* REQUEST *
Omit the pictures and return every entry exactly as written.

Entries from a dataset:
** begin **
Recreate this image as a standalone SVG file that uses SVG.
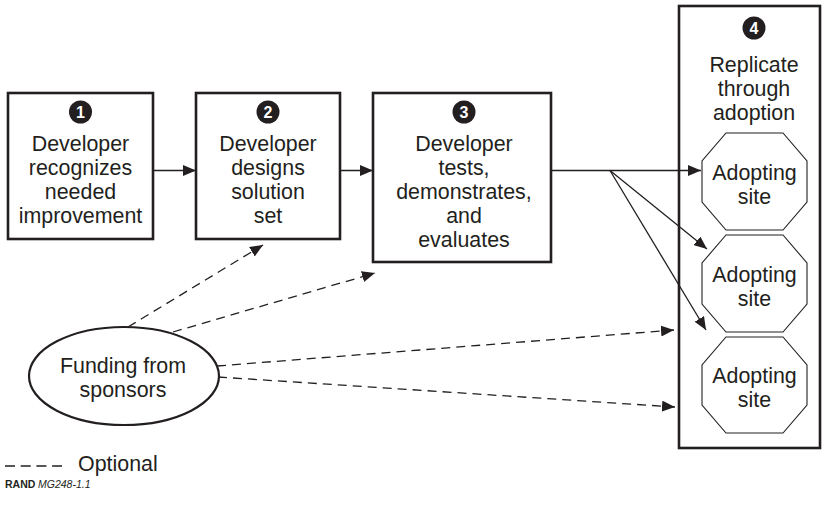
<svg xmlns="http://www.w3.org/2000/svg" width="824" height="513" viewBox="0 0 824 513">
  <style>
    .box { fill: #fff; stroke: #231f20; stroke-width: 2.6; }
    .oct { fill: #fff; stroke: #231f20; stroke-width: 1.1; }
    .ell { fill: #fff; stroke: #231f20; stroke-width: 2.2; }
    .t { font-family: "Liberation Sans", Arial, sans-serif; font-size: 21.4px; fill: #231f20; text-anchor: middle; }
    .num { font-family: "Liberation Sans", Arial, sans-serif; font-size: 16px; font-weight: bold; fill: #fff; text-anchor: middle; }
    .badge { fill: #231f20; }
    .solid { fill: none; stroke: #231f20; stroke-width: 1.3; }
    .dash { fill: none; stroke: #231f20; stroke-width: 1.3; stroke-dasharray: 9 6; }
    .cap { font-family: "Liberation Sans", Arial, sans-serif; font-size: 10.5px; fill: #231f20; }
  </style>
  <defs>
    <marker id="ah" markerUnits="userSpaceOnUse" markerWidth="13" markerHeight="11" refX="13" refY="5.5" orient="auto">
      <path d="M0,0 L13,5.5 L0,11 z" fill="#231f20"/>
    </marker>
  </defs>

  <g id="step1">
    <rect class="box" x="8" y="93" width="145" height="146"/>
    <circle class="badge" cx="80.5" cy="112" r="11.5"/>
    <text class="num" x="80.5" y="117.8">1</text>
    <text class="t" x="80.5" y="151">Developer</text>
    <text class="t" x="80.5" y="175">recognizes</text>
    <text class="t" x="80.5" y="199">needed</text>
    <text class="t" x="80.5" y="223">improvement</text>
  </g>

  <g id="step2">
    <rect class="box" x="196" y="93" width="144" height="146"/>
    <circle class="badge" cx="268" cy="112" r="11.5"/>
    <text class="num" x="268" y="117.8">2</text>
    <text class="t" x="268" y="151">Developer</text>
    <text class="t" x="268" y="175">designs</text>
    <text class="t" x="268" y="199">solution</text>
    <text class="t" x="268" y="223">set</text>
  </g>

  <g id="step3">
    <rect class="box" x="373" y="93" width="178" height="169"/>
    <circle class="badge" cx="464" cy="112" r="11.5"/>
    <text class="num" x="464" y="117.8">3</text>
    <text class="t" x="464" y="151">Developer</text>
    <text class="t" x="464" y="175">tests,</text>
    <text class="t" x="464" y="199">demonstrates,</text>
    <text class="t" x="464" y="223">and</text>
    <text class="t" x="464" y="247">evaluates</text>
  </g>

  <g id="step4">
    <rect class="box" x="679" y="6" width="141" height="442"/>
    <circle class="badge" cx="754" cy="28" r="11.5"/>
    <text class="num" x="754" y="33.8">4</text>
    <text class="t" x="754" y="72">Replicate</text>
    <text class="t" x="754" y="96">through</text>
    <text class="t" x="754" y="120">adoption</text>
  </g>

  <g id="site1">
    <polygon class="oct" points="726,133 783,133 807,161 807,202 783,230 726,230 702,202 702,161"/>
    <text class="t" x="754.5" y="179.5">Adopting</text>
    <text class="t" x="754.5" y="203.5">site</text>
  </g>
  <g id="site2">
    <polygon class="oct" points="726,235 783,235 807,263 807,304 783,332 726,332 702,304 702,263"/>
    <text class="t" x="754.5" y="281.5">Adopting</text>
    <text class="t" x="754.5" y="305.5">site</text>
  </g>
  <g id="site3">
    <polygon class="oct" points="726,337 783,337 807,365 807,405 783,433 726,433 702,405 702,365"/>
    <text class="t" x="754.5" y="383">Adopting</text>
    <text class="t" x="754.5" y="407">site</text>
  </g>

  <g id="funding">
    <ellipse class="ell" cx="124" cy="376" rx="95" ry="49"/>
    <text class="t" x="123" y="373">Funding from</text>
    <text class="t" x="123" y="397">sponsors</text>
  </g>

  <g id="connectors">
    <line class="solid" x1="153" y1="170.5" x2="196" y2="170.5" marker-end="url(#ah)"/>
    <line class="solid" x1="340" y1="170.5" x2="373" y2="170.5" marker-end="url(#ah)"/>
    <line class="solid" x1="551" y1="170.5" x2="701" y2="170.5" marker-end="url(#ah)"/>
    <line class="solid" x1="610" y1="170.5" x2="707" y2="249" marker-end="url(#ah)"/>
    <line class="solid" x1="610" y1="170.5" x2="706" y2="330" marker-end="url(#ah)"/>
    <line class="dash" x1="128" y1="327" x2="263" y2="245" marker-end="url(#ah)"/>
    <line class="dash" x1="173" y1="332" x2="375" y2="273" marker-end="url(#ah)"/>
    <line class="dash" x1="217" y1="366" x2="674" y2="330" marker-end="url(#ah)"/>
    <line class="dash" x1="218" y1="377" x2="675" y2="407" marker-end="url(#ah)"/>
  </g>

  <g id="legend">
    <line class="solid" x1="5" y1="466" x2="62" y2="466" style="stroke-dasharray: 10 5.7"/>
    <text class="t" x="78" y="471" style="text-anchor: start">Optional</text>
    <text class="cap" x="5" y="488" font-weight="bold">RAND</text>
    <text class="cap" x="38" y="488" font-style="italic">MG248-1.1</text>
  </g>
</svg>
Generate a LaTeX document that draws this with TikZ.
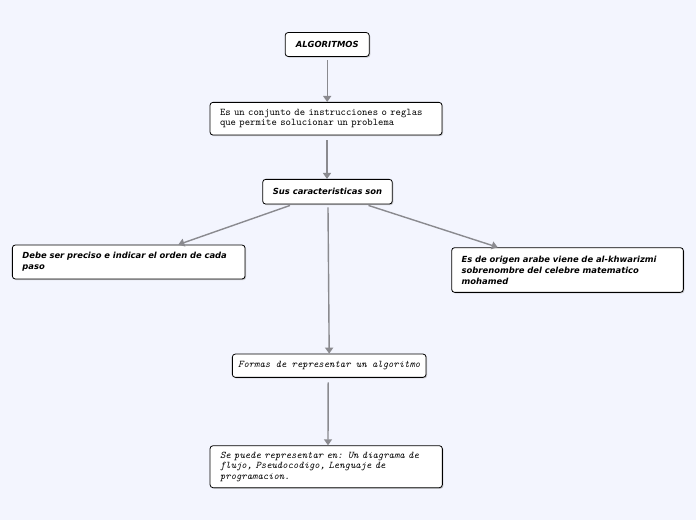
** end **
* REPLY *
Recreate this image as a standalone SVG file that uses SVG.
<svg xmlns="http://www.w3.org/2000/svg" width="824" height="513" viewBox="0 0 824 513">
  <style>
    .box { fill: #fff; stroke: #231f20; stroke-width: 2.6; }
    .oct { fill: #fff; stroke: #231f20; stroke-width: 1.1; }
    .ell { fill: #fff; stroke: #231f20; stroke-width: 2.2; }
    .t { font-family: "Liberation Sans", Arial, sans-serif; font-size: 21.4px; fill: #231f20; text-anchor: middle; }
    .num { font-family: "Liberation Sans", Arial, sans-serif; font-size: 16px; font-weight: bold; fill: #fff; text-anchor: middle; }
    .badge { fill: #231f20; }
    .solid { fill: none; stroke: #231f20; stroke-width: 1.3; }
    .dash { fill: none; stroke: #231f20; stroke-width: 1.3; stroke-dasharray: 9 6; }
    .cap { font-family: "Liberation Sans", Arial, sans-serif; font-size: 10.5px; fill: #231f20; }
  </style>
  <defs>
    <marker id="ah" markerUnits="userSpaceOnUse" markerWidth="13" markerHeight="11" refX="13" refY="5.5" orient="auto">
      <path d="M0,0 L13,5.5 L0,11 z" fill="#231f20"/>
    </marker>
  </defs>

  <g id="step1">
    <rect class="box" x="8" y="93" width="145" height="146"/>
    <circle class="badge" cx="80.5" cy="112" r="11.5"/>
    <text class="num" x="80.5" y="117.8">1</text>
    <text class="t" x="80.5" y="151">Developer</text>
    <text class="t" x="80.5" y="175">recognizes</text>
    <text class="t" x="80.5" y="199">needed</text>
    <text class="t" x="80.5" y="223">improvement</text>
  </g>

  <g id="step2">
    <rect class="box" x="196" y="93" width="144" height="146"/>
    <circle class="badge" cx="268" cy="112" r="11.5"/>
    <text class="num" x="268" y="117.8">2</text>
    <text class="t" x="268" y="151">Developer</text>
    <text class="t" x="268" y="175">designs</text>
    <text class="t" x="268" y="199">solution</text>
    <text class="t" x="268" y="223">set</text>
  </g>

  <g id="step3">
    <rect class="box" x="373" y="93" width="178" height="169"/>
    <circle class="badge" cx="464" cy="112" r="11.5"/>
    <text class="num" x="464" y="117.8">3</text>
    <text class="t" x="464" y="151">Developer</text>
    <text class="t" x="464" y="175">tests,</text>
    <text class="t" x="464" y="199">demonstrates,</text>
    <text class="t" x="464" y="223">and</text>
    <text class="t" x="464" y="247">evaluates</text>
  </g>

  <g id="step4">
    <rect class="box" x="679" y="6" width="141" height="442"/>
    <circle class="badge" cx="754" cy="28" r="11.5"/>
    <text class="num" x="754" y="33.8">4</text>
    <text class="t" x="754" y="72">Replicate</text>
    <text class="t" x="754" y="96">through</text>
    <text class="t" x="754" y="120">adoption</text>
  </g>

  <g id="site1">
    <polygon class="oct" points="726,133 783,133 807,161 807,202 783,230 726,230 702,202 702,161"/>
    <text class="t" x="754.5" y="179.5">Adopting</text>
    <text class="t" x="754.5" y="203.5">site</text>
  </g>
  <g id="site2">
    <polygon class="oct" points="726,235 783,235 807,263 807,304 783,332 726,332 702,304 702,263"/>
    <text class="t" x="754.5" y="281.5">Adopting</text>
    <text class="t" x="754.5" y="305.5">site</text>
  </g>
  <g id="site3">
    <polygon class="oct" points="726,337 783,337 807,365 807,405 783,433 726,433 702,405 702,365"/>
    <text class="t" x="754.5" y="383">Adopting</text>
    <text class="t" x="754.5" y="407">site</text>
  </g>

  <g id="funding">
    <ellipse class="ell" cx="124" cy="376" rx="95" ry="49"/>
    <text class="t" x="123" y="373">Funding from</text>
    <text class="t" x="123" y="397">sponsors</text>
  </g>

  <g id="connectors">
    <line class="solid" x1="153" y1="170.5" x2="196" y2="170.5" marker-end="url(#ah)"/>
    <line class="solid" x1="340" y1="170.5" x2="373" y2="170.5" marker-end="url(#ah)"/>
    <line class="solid" x1="551" y1="170.5" x2="701" y2="170.5" marker-end="url(#ah)"/>
    <line class="solid" x1="610" y1="170.5" x2="707" y2="249" marker-end="url(#ah)"/>
    <line class="solid" x1="610" y1="170.5" x2="706" y2="330" marker-end="url(#ah)"/>
    <line class="dash" x1="128" y1="327" x2="263" y2="245" marker-end="url(#ah)"/>
    <line class="dash" x1="173" y1="332" x2="375" y2="273" marker-end="url(#ah)"/>
    <line class="dash" x1="217" y1="366" x2="674" y2="330" marker-end="url(#ah)"/>
    <line class="dash" x1="218" y1="377" x2="675" y2="407" marker-end="url(#ah)"/>
  </g>

  <g id="legend">
    <line class="solid" x1="5" y1="466" x2="62" y2="466" style="stroke-dasharray: 10 5.7"/>
    <text class="t" x="78" y="471" style="text-anchor: start">Optional</text>
    <text class="cap" x="5" y="488" font-weight="bold">RAND</text>
    <text class="cap" x="38" y="488" font-style="italic">MG248-1.1</text>
  </g>
</svg>
Generate a LaTeX document that draws this with TikZ.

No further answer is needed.